Semi-Supervised Deep Coupled Ensemble Learning with Classification Landmark Exploration

Using an ensemble of neural networks with consistency regularization is effective for improving performance and stability of deep learning, compared to the case of a single network. In this paper, we present a semi-supervised Deep Coupled Ensemble (DCE) model, which contributes to ensemble learning and classification landmark exploration for better locating the final decision boundaries in the learnt latent space. First, multiple complementary consistency regularizations are integrated into our DCE model to enable the ensemble members to learn from each other and themselves, such that training experience from different sources can be shared and utilized during training. Second, in view of the possibility of producing incorrect predictions on a number of difficult instances, we adopt class-wise mean feature matching to explore important unlabeled instances as classification landmarks, on which the model predictions are more reliable.

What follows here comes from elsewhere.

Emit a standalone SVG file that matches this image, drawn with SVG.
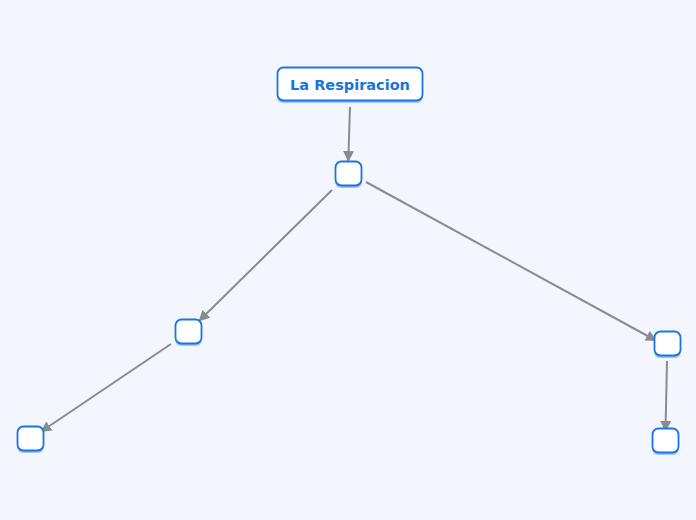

Minimizing the weighted conditional entropy on unlabeled data is able to force the final decision boundaries to move away from important training data points, which facilitates semi-supervised learning. Ensemble members could eventually have similar performance due to consistency regularization, and thus only one of these members is needed during the test stage, such that the efficiency of our model is the same as the non-ensemble case. Extensive experimental results demonstrate the superiority of our proposed DCE model over existing state-of-the-art semi-supervised learning methods.